Tuesday, May 20, 2014

Analysis of "Just Another Paradigm Shift" by Paul Grant

Original poem reprinted online here: "Just Another Paradigm Shift" by Paul Grant
Originally read: October 13, 2013
More information about the Poet: Paul Grant

Reverse.  Is this another paradigm shift?  Past me stated "like ending credits -- but still within a paradigm"  and I think this is the point of the poem.  What can be viewed with the ending up front.

Well, the end is breft, "Just a shadow.  Hardly that. But audible"  The end lacks adubility, "Coming out of the woods, whispering / Happily ever after,"  And every shift in this poem comes from the misalignment of lines -- note that they are not stanza breaks.  The misalignment continues the backwards narrative.
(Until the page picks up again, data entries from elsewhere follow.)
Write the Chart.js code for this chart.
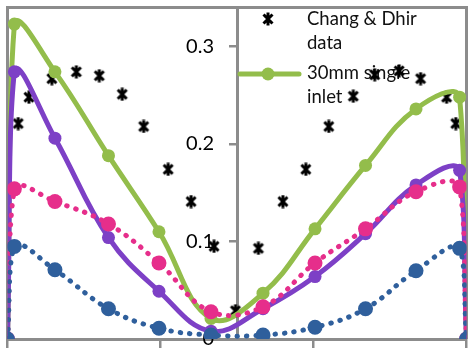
<!DOCTYPE html>
<html>
<head>
<meta charset="utf-8">
<script src="https://cdn.jsdelivr.net/npm/chart.js@4.4.1/dist/chart.umd.min.js"></script>
<style>
  html, body { margin: 0; padding: 0; background: #fff; }
  #wrap { width: 474px; height: 348px; position: relative; }
</style>
</head>
<body>
<div id="wrap"><canvas id="chart"></canvas></div>
<script>
// Radial positions shared by the four simulated profiles
const xPos = [-1.5, -1.455, -1.19, -0.84, -0.51, -0.17, 0.17, 0.51, 0.84, 1.17, 1.455, 1.5];

// Simulated profiles
const greenVals  = [0, 0.323, 0.274, 0.188, 0.110, 0.021, 0.047, 0.113, 0.178, 0.236, 0.248, 0];
const purpleVals = [0, 0.274, 0.206, 0.104, 0.049, 0.008, 0.031, 0.064, 0.108, 0.158, 0.173, 0];
const pinkVals   = [0, 0.154, 0.141, 0.118, 0.078, 0.028, 0.033, 0.078, 0.113, 0.151, 0.156, 0];
const blueVals   = [0, 0.095, 0.071, 0.031, 0.011, 0.004, 0.004, 0.012, 0.031, 0.070, 0.093, 0];

// Chang & Dhir measurements
const changX = [-1.43, -1.36, -1.21, -1.05, -0.90, -0.75, -0.61, -0.45, -0.30, -0.15, -0.01,
                0.14, 0.30, 0.45, 0.60, 0.76, 0.90, 1.06, 1.20, 1.37, 1.43];
const changY = [0.221, 0.248, 0.267, 0.274, 0.270, 0.251, 0.218, 0.174, 0.141, 0.095, 0.029,
                0.093, 0.141, 0.174, 0.218, 0.249, 0.271, 0.275, 0.267, 0.248, 0.221];

const xTicks = [-1.5, -0.5, 0.5, 1.5];
const yTicks = [0, 0.1, 0.2, 0.3];

const legendNames = [['Chang & Dhir', 'data'], ['30mm single', 'inlet']];

const AXIS = '#8c8c8c';
const FONT = "Lato, 'Liberation Sans', sans-serif";

// Excel style "*" marker: X with a vertical bar
function starMarker() {
  const c = document.createElement('canvas');
  c.width = 14; c.height = 14;
  const g = c.getContext('2d');
  g.strokeStyle = '#000';
  g.lineWidth = 3;
  g.beginPath();
  g.moveTo(2.5, 2.5); g.lineTo(11.5, 11.5);
  g.moveTo(11.5, 2.5); g.lineTo(2.5, 11.5);
  g.moveTo(7, 0.5); g.lineTo(7, 13.5);
  g.stroke();
  return c;
}
const star = starMarker();

function pts(xs, ys) {
  return xs.map((x, i) => ({ x: x, y: ys[i] }));
}

function profile(vals, color, dotted, order) {
  return {
    data: pts(xPos, vals),
    showLine: true,
    borderColor: color,
    backgroundColor: color,
    borderWidth: 5,
    borderDash: dotted ? [0.5, 9] : [],
    borderCapStyle: 'round',
    tension: 0.4,
    pointRadius: dotted ? 7.5 : 6.5,
    pointBorderWidth: 0,
    pointBackgroundColor: color,
    order: order
  };
}

// Plot frame and in-chart legend, drawn under the data
const frameAndLegend = {
  id: 'frameAndLegend',
  beforeDatasetsDraw(chart) {
    const { ctx, chartArea: a } = chart;
    ctx.save();
    ctx.strokeStyle = AXIS;
    ctx.lineWidth = 3;
    ctx.beginPath();
    ctx.moveTo(a.left, a.bottom);
    ctx.lineTo(a.left, a.top);
    ctx.lineTo(a.right, a.top);
    ctx.lineTo(a.right, a.bottom);
    ctx.stroke();

    // legend entry 1
    ctx.drawImage(star, 261, 12);
    // legend entry 2
    ctx.strokeStyle = '#93bd4b';
    ctx.lineWidth = 5;
    ctx.lineCap = 'round';
    ctx.beginPath();
    ctx.moveTo(240, 74); ctx.lineTo(299, 74);
    ctx.stroke();
    ctx.fillStyle = '#93bd4b';
    ctx.beginPath();
    ctx.arc(268, 74, 6.5, 0, Math.PI * 2);
    ctx.fill();

    ctx.fillStyle = '#111';
    ctx.font = '18.5px ' + FONT;
    ctx.textBaseline = 'middle';
    ctx.textAlign = 'left';
    legendNames.forEach((lines, i) => {
      lines.forEach((t, j) => ctx.fillText(t, 307, 19 + i * 54 + j * 24));
    });
    ctx.restore();
  }
};

const ctx = document.getElementById('chart').getContext('2d');
new Chart(ctx, {
  type: 'scatter',
  data: {
    datasets: [
      {
        label: 'Chang & Dhir data',
        data: pts(changX, changY),
        showLine: false,
        pointStyle: star,
        order: 5
      },
      Object.assign({ label: '30mm single inlet' }, profile(greenVals, '#93bd4b', false, 4)),
      profile(purpleVals, '#7d40c6', false, 3),
      profile(pinkVals, '#e62e8b', true, 2),
      profile(blueVals, '#2f5f9c', true, 1)
    ]
  },
  options: {
    responsive: true,
    maintainAspectRatio: false,
    animation: false,
    events: [],
    layout: { padding: { left: 7, right: 7, top: 2, bottom: 0 } },
    plugins: {
      legend: { display: false },
      tooltip: { enabled: false }
    },
    scales: {
      x: {
        type: 'linear',
        position: 'bottom',
        min: -1.5,
        max: 1.5,
        afterBuildTicks: (s) => { s.ticks = xTicks.map(v => ({ value: v })); },
        ticks: { display: false },
        grid: { drawOnChartArea: false, color: AXIS, lineWidth: 2.5, tickLength: 9 },
        border: { display: true, color: AXIS, width: 3 }
      },
      y: {
        type: 'linear',
        position: 'center',
        min: 0,
        max: 0.34,
        afterBuildTicks: (s) => { s.ticks = yTicks.map(v => ({ value: v })); },
        ticks: {
          padding: 0,
          color: '#000',
          font: { family: FONT, size: 20, lineHeight: 0.2 },
          callback: (v) => v === 0 ? '0' : v.toFixed(1)
        },
        grid: {
          drawOnChartArea: false,
          color: AXIS,
          lineWidth: 2.5,
          tickLength: 23,
          tickBorderDash: [7, 40]
        },
        border: { display: true, color: AXIS, width: 3 }
      }
    }
  },
  plugins: [frameAndLegend]
});
</script>
</body>
</html>
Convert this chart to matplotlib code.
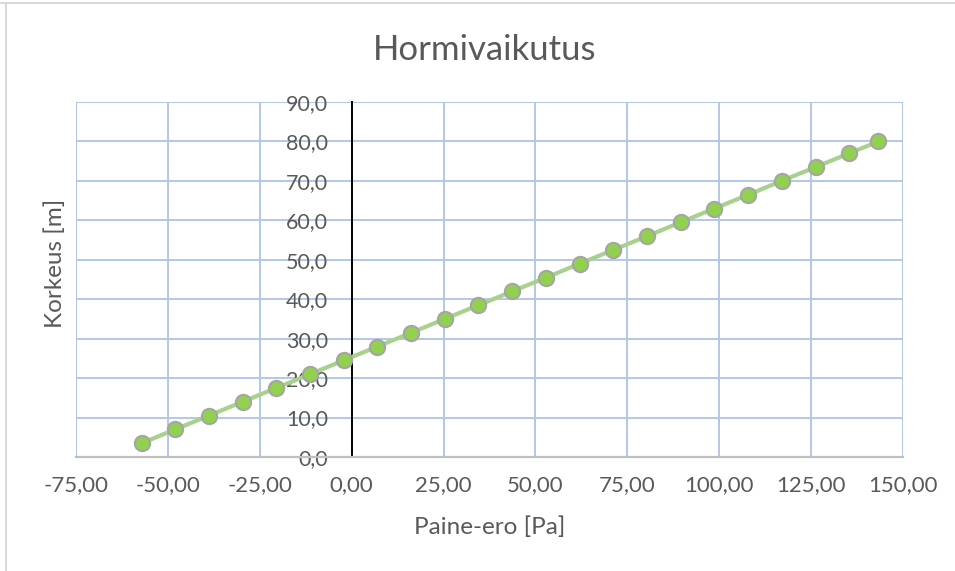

                     Even in that light --
     stars with the skeletons of animals
     and old friends --

Here is the play between structure and statement.  The statement goes against the "dark" the unseen.  Here, the visceral image of skeletons of animals and old friends are buffered by "stars" -- meaning they aren't actual, just a symbol.  But the play is with the white space.  The white space not only continues the narrative based on senses, but produces and reinforce questions.  Why the transition to lack of senses to something visceral yet buffered?  There are answers that are apparent (text) and not so much (white space).

The visual is then addressed through surrealism with the continuation of the stanza.  First the normal and general, "to the eye behind the one always / left open on the east side of the house, downhill"  note this is a grounded statement versus:

     Where the coffee trees
     and hemp and the graves of old dogs lie,
     buried themselves  in leaves and left
     to the sputtering wind of memory.

This feels like what the white space does in the poem -- adds something that couldn't be interpreted from the text.  Where would a reader get "coffee trees and hemp and the graves of old dogs" in this poem.  The white space allows the surrealism, allows the play, and the two lines about memory, I guess, a little cliche, but it's okay since the stanza stops right there.

And note the feeble attempt to connect both stanzas with the obvious ampersand.  but also note that part of the connected stanzas are stated in parentheticals -- more to hide:

     & if that's not enough (he says
     to himself in the voice of a black-and-white
     actor whose name is a moth that keeps
     avoiding the tip of his flaming tongue)

What's hidden, the voice.  Note also that this is not necessarily the speaker's voice, but the voice of an outside interpretation that is set to be obviously hidden -- like breaking the fourth wall.  And note that this point would be the rising action.  The stanza break is a climax unstated.

The poem then goes into the actions that lead to a climax -- two parties tying to get one to the other side, "to bring, you home, well, there / it is again," same paradigm. "already exhausted / by your efforts to make it / comfortable" these lines try to insert reasoning or in this case background to the situation.

Then the end goes to the beginning:

                                already headed
     back down into the woods, whispering
     Once Upon A Time...

Yes, the poem goes cyclical.  The whispering in the beginning (end) is the same in the end (beginning), but this isn't much of a surprise since the title and the structure of the poem led to this point.  The key word here is "Impatient."  Why?  What does impatient refer to?  The "you"? Could be but it's not addressed in the sentence.

What is the white space hiding -- the subject.  So the subject who is impatient -- the character? The speaker? The reader? continues the cyclical end / beginning, not because of how the story goes, rather that the subject interprets these actions to be linear.  We've seen it before, let's see it again.